[Input start]
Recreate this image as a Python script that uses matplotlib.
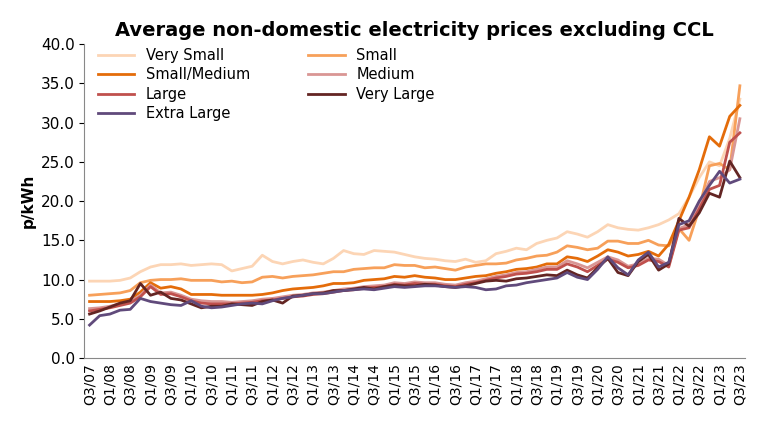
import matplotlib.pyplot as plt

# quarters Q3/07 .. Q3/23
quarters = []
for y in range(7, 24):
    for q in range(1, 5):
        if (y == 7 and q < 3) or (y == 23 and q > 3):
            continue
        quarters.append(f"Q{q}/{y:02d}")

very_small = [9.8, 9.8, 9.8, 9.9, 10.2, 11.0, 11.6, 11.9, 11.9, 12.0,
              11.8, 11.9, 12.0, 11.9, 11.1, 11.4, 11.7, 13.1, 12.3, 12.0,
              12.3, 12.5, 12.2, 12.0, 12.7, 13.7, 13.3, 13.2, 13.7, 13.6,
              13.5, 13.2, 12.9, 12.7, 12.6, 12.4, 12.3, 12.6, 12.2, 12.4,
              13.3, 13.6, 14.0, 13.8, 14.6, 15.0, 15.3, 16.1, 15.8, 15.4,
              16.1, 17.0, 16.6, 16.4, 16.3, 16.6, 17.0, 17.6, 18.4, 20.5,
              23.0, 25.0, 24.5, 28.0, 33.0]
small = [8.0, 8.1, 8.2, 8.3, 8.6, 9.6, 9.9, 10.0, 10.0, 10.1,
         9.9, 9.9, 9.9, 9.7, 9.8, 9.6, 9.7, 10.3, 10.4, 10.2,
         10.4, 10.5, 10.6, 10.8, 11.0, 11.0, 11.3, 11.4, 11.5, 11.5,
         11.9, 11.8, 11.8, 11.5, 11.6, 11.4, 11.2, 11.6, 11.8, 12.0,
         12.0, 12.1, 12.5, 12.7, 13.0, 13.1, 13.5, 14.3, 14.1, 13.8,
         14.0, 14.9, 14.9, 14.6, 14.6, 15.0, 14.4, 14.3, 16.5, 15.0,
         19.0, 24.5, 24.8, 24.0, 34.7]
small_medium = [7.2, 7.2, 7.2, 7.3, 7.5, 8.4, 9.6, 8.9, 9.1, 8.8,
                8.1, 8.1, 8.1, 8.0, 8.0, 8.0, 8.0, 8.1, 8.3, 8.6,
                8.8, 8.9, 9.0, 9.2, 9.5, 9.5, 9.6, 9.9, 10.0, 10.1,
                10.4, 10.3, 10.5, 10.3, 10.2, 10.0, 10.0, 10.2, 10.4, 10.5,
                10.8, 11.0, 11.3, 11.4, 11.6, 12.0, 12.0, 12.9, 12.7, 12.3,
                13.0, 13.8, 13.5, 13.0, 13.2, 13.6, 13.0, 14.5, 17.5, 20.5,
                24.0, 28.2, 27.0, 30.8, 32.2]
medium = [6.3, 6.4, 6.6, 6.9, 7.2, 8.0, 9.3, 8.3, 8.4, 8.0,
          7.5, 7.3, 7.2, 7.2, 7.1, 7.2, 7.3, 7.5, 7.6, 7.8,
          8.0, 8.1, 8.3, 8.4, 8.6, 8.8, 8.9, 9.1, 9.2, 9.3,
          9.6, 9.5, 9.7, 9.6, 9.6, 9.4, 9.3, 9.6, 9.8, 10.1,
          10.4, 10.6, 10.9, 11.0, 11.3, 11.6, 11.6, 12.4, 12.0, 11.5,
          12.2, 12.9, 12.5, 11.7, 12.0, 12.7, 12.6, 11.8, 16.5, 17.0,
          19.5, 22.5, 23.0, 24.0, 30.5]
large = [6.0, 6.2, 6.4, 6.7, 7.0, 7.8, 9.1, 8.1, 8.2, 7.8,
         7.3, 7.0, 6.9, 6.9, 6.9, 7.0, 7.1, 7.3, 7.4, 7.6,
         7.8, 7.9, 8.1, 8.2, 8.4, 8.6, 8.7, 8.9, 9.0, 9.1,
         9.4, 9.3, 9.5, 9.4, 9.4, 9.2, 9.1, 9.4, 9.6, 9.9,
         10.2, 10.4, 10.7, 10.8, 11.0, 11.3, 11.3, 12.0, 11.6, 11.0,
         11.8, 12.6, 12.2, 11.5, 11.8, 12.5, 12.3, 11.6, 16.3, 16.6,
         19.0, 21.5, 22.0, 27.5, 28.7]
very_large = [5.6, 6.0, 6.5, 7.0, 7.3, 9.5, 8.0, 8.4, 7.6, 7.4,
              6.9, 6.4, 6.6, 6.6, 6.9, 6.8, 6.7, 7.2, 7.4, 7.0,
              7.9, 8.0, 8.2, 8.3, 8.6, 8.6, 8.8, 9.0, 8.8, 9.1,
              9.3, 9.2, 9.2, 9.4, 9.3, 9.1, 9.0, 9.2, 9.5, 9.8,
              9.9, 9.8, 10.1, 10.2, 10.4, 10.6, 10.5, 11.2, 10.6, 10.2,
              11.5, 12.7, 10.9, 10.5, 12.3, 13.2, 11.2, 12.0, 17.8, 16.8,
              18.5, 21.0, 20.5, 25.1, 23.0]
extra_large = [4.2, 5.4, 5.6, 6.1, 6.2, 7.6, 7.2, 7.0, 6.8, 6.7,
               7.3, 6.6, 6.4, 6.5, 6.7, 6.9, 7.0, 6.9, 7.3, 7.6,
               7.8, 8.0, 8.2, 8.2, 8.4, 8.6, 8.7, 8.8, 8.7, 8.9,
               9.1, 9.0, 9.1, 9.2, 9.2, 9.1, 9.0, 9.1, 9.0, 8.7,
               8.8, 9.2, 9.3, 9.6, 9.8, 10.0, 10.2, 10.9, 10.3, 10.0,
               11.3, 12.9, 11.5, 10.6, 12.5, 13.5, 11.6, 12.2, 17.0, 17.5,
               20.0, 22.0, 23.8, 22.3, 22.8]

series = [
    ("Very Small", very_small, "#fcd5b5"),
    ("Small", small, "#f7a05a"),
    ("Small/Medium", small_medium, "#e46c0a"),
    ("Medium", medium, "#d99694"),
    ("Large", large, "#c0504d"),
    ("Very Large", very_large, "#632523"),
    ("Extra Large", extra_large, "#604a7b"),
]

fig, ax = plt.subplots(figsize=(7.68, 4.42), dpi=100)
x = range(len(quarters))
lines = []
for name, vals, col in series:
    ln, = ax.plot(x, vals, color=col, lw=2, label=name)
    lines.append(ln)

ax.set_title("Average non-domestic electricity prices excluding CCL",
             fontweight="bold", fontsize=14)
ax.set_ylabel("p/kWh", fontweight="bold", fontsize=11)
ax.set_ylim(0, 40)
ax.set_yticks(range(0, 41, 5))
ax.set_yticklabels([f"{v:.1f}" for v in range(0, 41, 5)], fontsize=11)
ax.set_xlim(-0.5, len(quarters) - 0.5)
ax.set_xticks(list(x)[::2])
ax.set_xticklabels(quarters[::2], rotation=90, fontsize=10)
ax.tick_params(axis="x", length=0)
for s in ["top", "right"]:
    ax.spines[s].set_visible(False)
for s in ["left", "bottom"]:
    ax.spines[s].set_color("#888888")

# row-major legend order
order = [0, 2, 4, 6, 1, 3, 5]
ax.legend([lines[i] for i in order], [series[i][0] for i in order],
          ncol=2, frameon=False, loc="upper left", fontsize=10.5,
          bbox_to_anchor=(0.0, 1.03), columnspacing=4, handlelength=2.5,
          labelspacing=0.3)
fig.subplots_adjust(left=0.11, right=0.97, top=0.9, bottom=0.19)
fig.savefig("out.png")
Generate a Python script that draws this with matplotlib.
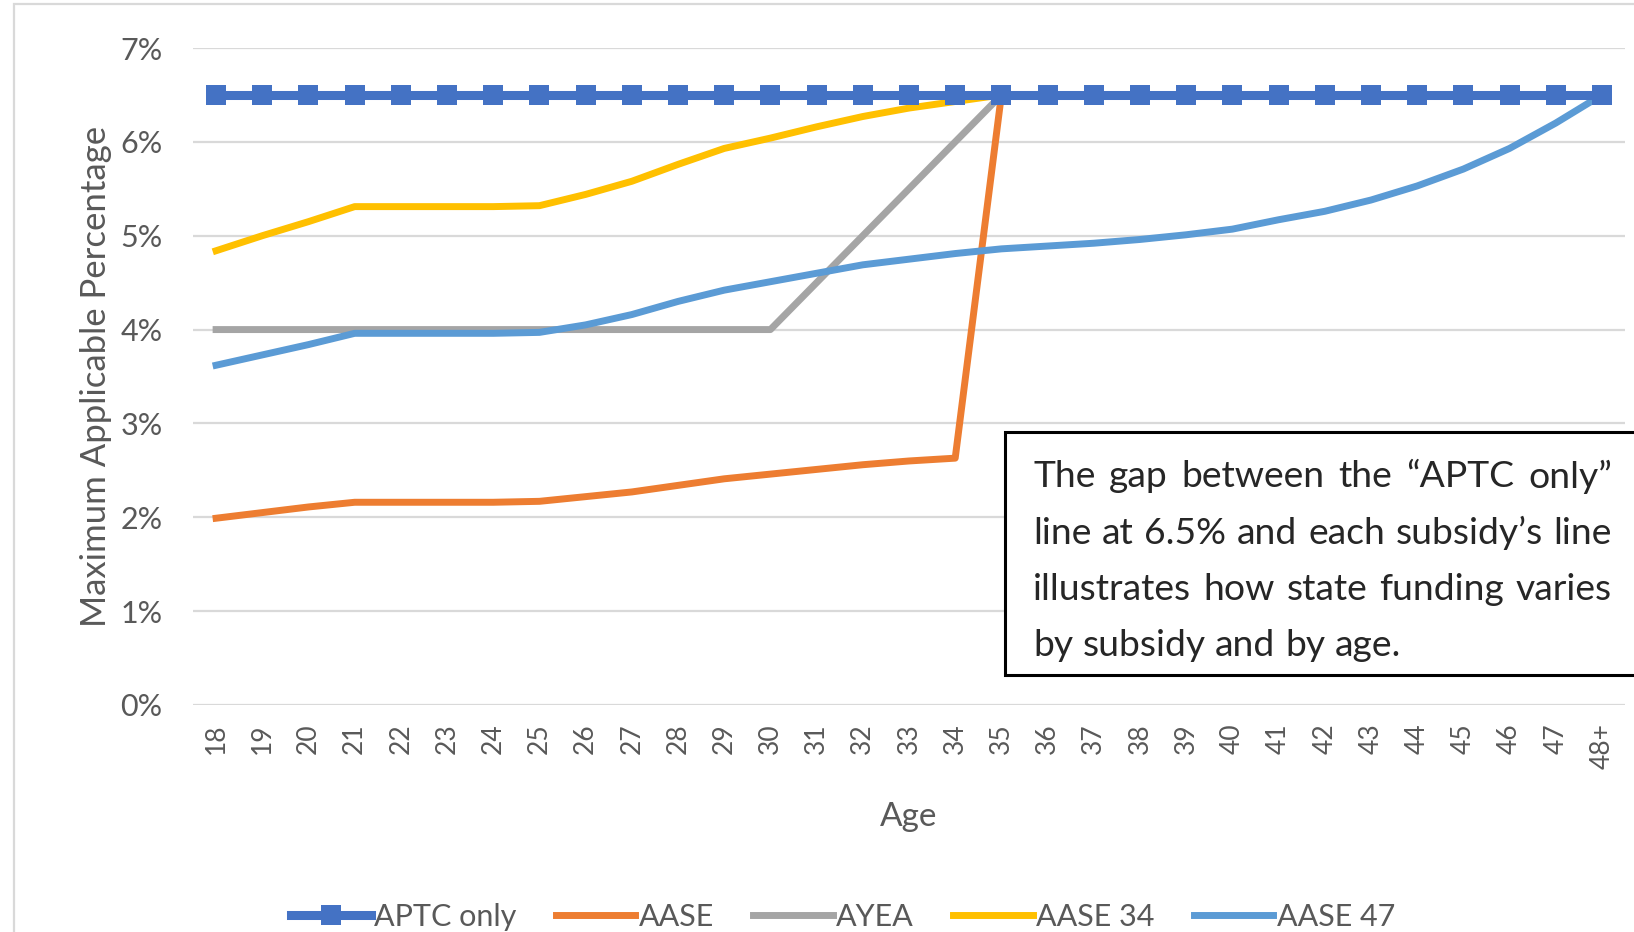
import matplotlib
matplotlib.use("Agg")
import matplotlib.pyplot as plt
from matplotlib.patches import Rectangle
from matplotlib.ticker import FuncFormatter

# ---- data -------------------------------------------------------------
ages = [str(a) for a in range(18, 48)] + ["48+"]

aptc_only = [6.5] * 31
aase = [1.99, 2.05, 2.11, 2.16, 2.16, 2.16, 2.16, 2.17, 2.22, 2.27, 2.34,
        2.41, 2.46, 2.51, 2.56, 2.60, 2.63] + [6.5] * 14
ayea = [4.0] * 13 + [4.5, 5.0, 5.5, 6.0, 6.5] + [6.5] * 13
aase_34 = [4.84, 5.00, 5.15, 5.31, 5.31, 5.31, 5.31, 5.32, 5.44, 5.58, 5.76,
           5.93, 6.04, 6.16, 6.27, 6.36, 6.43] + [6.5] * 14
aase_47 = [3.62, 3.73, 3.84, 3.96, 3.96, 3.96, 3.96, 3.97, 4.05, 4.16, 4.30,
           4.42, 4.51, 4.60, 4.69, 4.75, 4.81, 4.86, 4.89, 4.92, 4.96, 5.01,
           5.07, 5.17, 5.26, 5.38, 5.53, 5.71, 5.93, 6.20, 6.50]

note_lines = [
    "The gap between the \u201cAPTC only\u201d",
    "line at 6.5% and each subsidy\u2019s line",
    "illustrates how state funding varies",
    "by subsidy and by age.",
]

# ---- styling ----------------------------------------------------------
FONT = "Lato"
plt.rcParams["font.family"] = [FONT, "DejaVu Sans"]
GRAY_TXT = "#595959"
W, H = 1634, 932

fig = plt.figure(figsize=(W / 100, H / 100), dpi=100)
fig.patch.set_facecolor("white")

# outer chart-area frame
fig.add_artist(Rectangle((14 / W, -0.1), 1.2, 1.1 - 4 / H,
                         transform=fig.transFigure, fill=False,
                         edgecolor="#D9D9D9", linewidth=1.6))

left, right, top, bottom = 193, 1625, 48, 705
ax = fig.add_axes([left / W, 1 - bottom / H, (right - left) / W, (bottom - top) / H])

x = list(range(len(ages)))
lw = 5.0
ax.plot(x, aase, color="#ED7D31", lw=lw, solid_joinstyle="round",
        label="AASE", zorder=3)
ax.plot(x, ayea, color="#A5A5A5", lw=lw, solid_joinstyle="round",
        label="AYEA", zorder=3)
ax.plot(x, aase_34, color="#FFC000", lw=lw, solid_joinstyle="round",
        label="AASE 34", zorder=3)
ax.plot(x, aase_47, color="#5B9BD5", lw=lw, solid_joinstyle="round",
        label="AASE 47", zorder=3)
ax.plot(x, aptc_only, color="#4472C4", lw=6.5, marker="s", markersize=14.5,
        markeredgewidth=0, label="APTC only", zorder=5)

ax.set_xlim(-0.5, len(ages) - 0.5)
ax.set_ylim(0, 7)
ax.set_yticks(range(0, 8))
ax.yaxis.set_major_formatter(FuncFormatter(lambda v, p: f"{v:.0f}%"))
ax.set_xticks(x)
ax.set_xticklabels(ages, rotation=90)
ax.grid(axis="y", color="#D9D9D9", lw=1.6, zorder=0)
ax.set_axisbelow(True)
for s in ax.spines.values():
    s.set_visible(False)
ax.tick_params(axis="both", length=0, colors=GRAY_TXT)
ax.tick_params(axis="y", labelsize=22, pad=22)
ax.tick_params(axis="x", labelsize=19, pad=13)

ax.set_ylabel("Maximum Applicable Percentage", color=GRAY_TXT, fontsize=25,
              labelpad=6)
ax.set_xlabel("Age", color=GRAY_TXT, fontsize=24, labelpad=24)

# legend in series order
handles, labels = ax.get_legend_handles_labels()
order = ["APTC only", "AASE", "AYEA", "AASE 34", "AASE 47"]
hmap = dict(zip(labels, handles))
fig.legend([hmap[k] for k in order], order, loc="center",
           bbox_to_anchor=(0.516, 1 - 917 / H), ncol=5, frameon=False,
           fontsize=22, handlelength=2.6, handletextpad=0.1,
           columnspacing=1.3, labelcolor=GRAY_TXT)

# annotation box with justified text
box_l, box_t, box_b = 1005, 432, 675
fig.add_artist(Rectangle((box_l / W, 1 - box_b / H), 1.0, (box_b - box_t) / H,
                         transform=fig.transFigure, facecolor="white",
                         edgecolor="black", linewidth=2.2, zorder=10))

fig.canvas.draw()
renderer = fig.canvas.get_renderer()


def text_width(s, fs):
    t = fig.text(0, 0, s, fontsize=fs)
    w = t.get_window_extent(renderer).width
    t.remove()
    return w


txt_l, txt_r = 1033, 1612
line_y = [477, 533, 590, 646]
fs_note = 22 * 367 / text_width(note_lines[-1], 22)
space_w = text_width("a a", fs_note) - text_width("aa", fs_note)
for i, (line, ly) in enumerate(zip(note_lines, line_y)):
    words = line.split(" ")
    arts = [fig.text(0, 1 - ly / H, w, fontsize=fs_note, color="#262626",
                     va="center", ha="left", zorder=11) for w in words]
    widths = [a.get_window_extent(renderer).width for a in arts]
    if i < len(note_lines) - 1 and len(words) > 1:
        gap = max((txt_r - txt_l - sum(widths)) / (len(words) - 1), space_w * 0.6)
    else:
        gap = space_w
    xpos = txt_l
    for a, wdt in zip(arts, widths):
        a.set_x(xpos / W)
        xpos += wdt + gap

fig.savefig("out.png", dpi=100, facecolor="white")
[Input end]
▶ Problem to work on: Among the records above, locate the line containing "Generate a Python" and the line containing "ages = [str(a)", then transcribe exactly the lines starting at the first and ending at the second, with no pictures.

▶ Right answer:
Generate a Python script that draws this with matplotlib.
import matplotlib
matplotlib.use("Agg")
import matplotlib.pyplot as plt
from matplotlib.patches import Rectangle
from matplotlib.ticker import FuncFormatter

# ---- data -------------------------------------------------------------
ages = [str(a) for a in range(18, 48)] + ["48+"]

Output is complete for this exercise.